A Step-by-Step Guide to Pursuing Relief
Knowing the options is one thing; taking action is another. Here is a simple, step-by-step plan. Follow this “recipe” to ensure you approach the problem methodically and effectively.
- Assess Your Financial Kitchen: Before you call anyone, get your ingredients in order. Create a simple budget. Know exactly how much you can realistically afford to pay each month. Gather your loan documents, know your interest rate, your outstanding balance, and the number of payments left.
- Contact Your Lender Immediately: This is the most critical step. Do not wait until you’ve already missed a payment. The moment you anticipate having trouble, call your lender’s customer service or loss mitigation department. Be honest and calm. Explain your situation clearly.
- State Your Goal: Don’t just say “I can’t pay.” Say, “I am facing a temporary financial hardship and I am calling to proactively discuss my options to keep my account in good standing. I would like to request a loan modification or forbearance.” This shows you are responsible and solution-oriented.
- Explore the Options They Offer: Listen carefully to what they propose. It might be a forbearance plan or a modification application. Ask clarifying questions: Will interest still accrue? Will this be reported to the credit bureaus? Is there any fee for this?
- If a Direct Deal Fails, Evaluate Other Paths: If your lender is unwilling to work with you, or if you don’t qualify for their programs, it’s time to review the other options we discussed. Can you qualify for refinancing with another institution? Is voluntary surrender the least damaging path forward?
- Get Everything in Writing: This is non-negotiable. Whether it’s a forbearance agreement or a loan modification, do not rely on a verbal promise. Request a formal, written document outlining the new terms before you stop your original payment schedule. A verbal agreement is as good as the air it’s spoken into.
Secrets to a Better Outcome
After two decades in this industry, I’ve seen what separates a stressful outcome from a manageable one. It often comes down to a few simple, but powerful, “secret ingredients” that people overlook.

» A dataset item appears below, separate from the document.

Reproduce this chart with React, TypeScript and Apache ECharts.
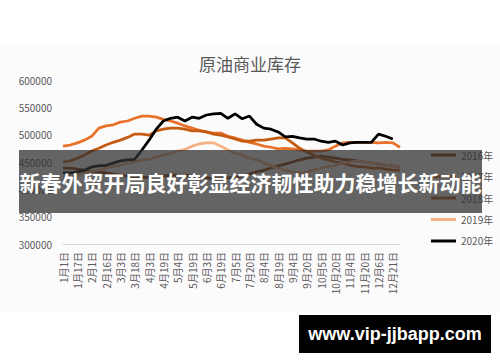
import React, { useEffect, useRef } from "react";
import * as echarts from "echarts";

const categories = [
  "1月1日", "1月9日", "1月17日", "1月24日", "2月1日", "2月8日", "2月16日", "2月24日",
  "3月3日", "3月10日", "3月18日", "3月26日", "4月3日", "4月11日", "4月19日", "4月26日",
  "5月4日", "5月11日", "5月19日", "5月26日", "6月3日", "6月11日", "6月19日", "6月27日",
  "7月5日", "7月12日", "7月20日", "7月28日", "8月4日", "8月11日", "8月19日", "8月27日",
  "9月4日", "9月12日", "9月20日", "9月28日", "10月5日", "10月12日", "10月20日", "10月28日",
  "11月4日", "11月12日", "11月20日", "11月28日", "12月6日", "12月14日", "12月21日", "12月29日",
];

const yTicks = { min: 300000, max: 600000, interval: 50000 };

const s2016 = [
  439000, 439000, 437000, 435000, 433000, 432000, 430000, 428000, 426000, 424000, 422000, 422000,
  422000, 424000, 424000, 426000, 426000, 426000, 424000, 422000, 421000, 419000, 419000, 421000,
  422000, 424000, 428000, 432000, 435000, 439000, 443000, 446000, 450000, 454000, 457000, 459000,
  461000, 459000, 457000, 455000, 454000, 452000, 450000, 448000, 446000, 444000, 443000, 441000,
];

const s2017 = [
  479000, 481000, 485000, 490000, 497000, 512000, 516000, 518000, 523000, 525000, 530000, 534000,
  534000, 532000, 528000, 525000, 521000, 516000, 512000, 508000, 505000, 503000, 503000, 497000,
  494000, 490000, 486000, 483000, 479000, 477000, 474000, 475000, 474000, 472000, 470000, 470000,
  470000, 472000, 479000, 485000, 486000, 486000, 486000, 486000, 485000, 486000, 485000, 477000,
];

const s2018 = [
  450000, 452000, 457000, 463000, 470000, 475000, 481000, 486000, 490000, 495000, 501000, 501000,
  499000, 507000, 510000, 512000, 512000, 510000, 507000, 507000, 505000, 501000, 499000, 496000,
  492000, 488000, 488000, 490000, 490000, 492000, 494000, 494000, 485000, 475000, 468000, 463000,
  457000, 454000, 450000, 448000, 444000, 442000, 441000, 439000, 439000, 437000, 435000, 435000,
];

const s2019 = [
  421000, 424000, 426000, 430000, 433000, 435000, 439000, 442000, 444000, 448000, 450000, 454000,
  455000, 459000, 463000, 466000, 470000, 473000, 479000, 483000, 485000, 485000, 479000, 472000,
  466000, 463000, 457000, 454000, 448000, 443000, 439000, 435000, 432000, 430000, 432000, 435000,
  439000, 442000, 444000, 448000, 450000, 452000, 450000, 448000, 446000, 444000, 443000, 441000,
];

const s2020 = [
  430000, 430000, 432000, 435000, 441000, 443000, 444000, 448000, 452000, 454000, 455000, 472000,
  490000, 510000, 525000, 530000, 532000, 525000, 532000, 530000, 536000, 538000, 539000, 530000,
  538000, 529000, 534000, 519000, 512000, 510000, 505000, 496000, 497000, 494000, 492000, 492000,
  488000, 486000, 488000, 481000, 485000, 486000, 486000, 486000, 501000, 497000, 492000, null,
];

const seriesNames = ["2016年", "2017年", "2018年", "2019年", "2020年"];
const seriesData = [s2016, s2017, s2018, s2019, s2020];
const seriesColors = ["#843C0C", "#E9722A", "#C55A11", "#F4B183", "#000000"];

const titleText = "原油商业库存";
const bannerText = "新春外贸开局良好彰显经济韧性助力稳增长新动能";
const watermarkText = "www.vip-jjbapp.com";

export default function App() {
  const ref = useRef<HTMLDivElement>(null);
  useEffect(() => {
    if (!ref.current) return;
    const chart = echarts.init(ref.current, null, { renderer: "svg" });
    const font = "'Noto Sans CJK SC', 'Noto Sans', sans-serif";
    chart.setOption({
      animation: false,
      backgroundColor: "#ffffff",
      textStyle: { fontFamily: font },
      title: {
        text: titleText,
        left: "center",
        top: 50,
        textStyle: { fontSize: 17, fontWeight: "normal", color: "#595959", fontFamily: font },
      },
      legend: {
        orient: "vertical",
        left: 426,
        top: 145,
        itemWidth: 25,
        itemHeight: 14,
        itemGap: 11.5,
        icon: "path://M0,0 L25,0 L25,3 L0,3 Z",
        data: seriesNames,
        textStyle: { fontSize: 10, color: "#595959", fontFamily: font },
      },
      grid: { left: 63, right: 100, top: 80, bottom: 118, containLabel: false },
      xAxis: {
        type: "category",
        data: categories,
        boundaryGap: false,
        axisLine: { lineStyle: { color: "#d9d9d9", width: 1 } },
        axisTick: { show: false },
        axisLabel: { interval: 1, rotate: 90, fontSize: 10, color: "#595959", margin: 8, fontFamily: font },
        splitLine: { show: false },
      },
      yAxis: {
        type: "value",
        min: yTicks.min,
        max: yTicks.max,
        interval: yTicks.interval,
        axisLine: { show: false },
        axisTick: { show: false },
        splitLine: { show: false },
        axisLabel: {
          fontSize: 10,
          color: "#595959",
          margin: 11,
          fontFamily: font,
          formatter: (v: number) => String(v),
        },
      },
      series: seriesNames.map((name, i) => ({
        name,
        type: "line",
        data: seriesData[i],
        symbol: "none",
        smooth: false,
        color: seriesColors[i],
        itemStyle: { color: seriesColors[i] },
        lineStyle: { width: 2.75, color: seriesColors[i] },
      })),
      graphic: [
        {
          type: "rect",
          z: -10,
          silent: true,
          shape: { x: 0, y: 45, width: 500, height: 268 },
          style: { fill: "#fcfbfc" },
        },
        {
          type: "rect",
          z: 100,
          shape: { x: 19, y: 150, width: 463, height: 63 },
          style: { fill: "rgba(50,50,50,0.75)" },
        },
        {
          type: "text",
          z: 101,
          x: 250.5,
          y: 182,
          style: {
            text: bannerText,
            fill: "#ffffff",
            font: "bold 21px 'Noto Sans CJK SC', sans-serif",
            textAlign: "center",
            textVerticalAlign: "middle",
          },
        },
        {
          type: "rect",
          z: 100,
          shape: { x: 299, y: 315, width: 192, height: 38 },
          style: { fill: "#000000" },
        },
        {
          type: "text",
          z: 101,
          x: 395,
          y: 334,
          style: {
            text: watermarkText,
            fill: "#ffffff",
            font: "bold 18px 'Liberation Sans', Arial, sans-serif",
            textAlign: "center",
            textVerticalAlign: "middle",
          },
        },
      ],
    });
    return () => chart.dispose();
  }, []);
  return (
    <div
      ref={ref}
      style={{ position: "fixed", left: 0, top: 0, width: 500, height: 362 }}
    />
  );
}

- The Proactive Communication Secret: The biggest mistake I’ve seen people make is avoidance. They’re embarrassed, so they ignore calls and letters from their lender. This is like smelling smoke and not checking the oven. Lenders are far more willing to help a customer who calls them before a payment is missed than one who is 60 days delinquent. Be the one who calls first.
- The Documentation Secret: Treat this like a business transaction. Keep a log of every call you make: the date, the time, the name of the person you spoke with, and what was discussed. Save all emails and letters. This paper trail is your best defense if there are any disputes later on.
- The “Know Your Car’s Value” Secret: Before you negotiate, get a realistic idea of your car’s current market value from sites like Kelley Blue Book (KBB) or Edmunds. If you are “underwater” (owe more than the car is worth), the lender has more incentive to work with you, because repossessing an underwater car means a guaranteed loss for them.
- The Credit Score Check-Up Secret: You need to know where you stand. Get a free copy of your credit report before you start. This helps you understand if refinancing is a viable option and gives you a baseline to see how any relief option might impact your score. It’s like taking the temperature of your financial health before you start treatment.
Frequently Asked Questions
Will car loan debt relief hurt my credit score?
It depends on the option. A formal modification or forbearance plan arranged with your lender may have a minimal impact or be reported as a neutral comment. However, settling a debt for less than you owe, surrendering the vehicle, or filing for bankruptcy will cause significant, long-lasting damage to your credit score.
Can I just stop paying and wait for them to repossess the car?
This is the worst possible strategy. It’s called an “involuntary repossession,” and it craters your credit score for up to seven years. You will still be sued for the deficiency balance, and your wages could be garnished. Always choose proactive communication over avoidance.
What’s the main difference between refinancing and a loan modification?
Refinancing is getting a brand new loan from a different lender to pay off the old one, usually to get a better interest rate. A modification is changing the terms of your existing loan with your current lender, usually due to financial hardship.
How much does it cost to get car loan debt relief?
Working directly with your lender on a modification or forbearance should be free. Refinancing may have small loan origination fees. Be extremely wary of third-party “debt relief” companies that charge large upfront fees to negotiate on your behalf; you can, and should, do this yourself for free.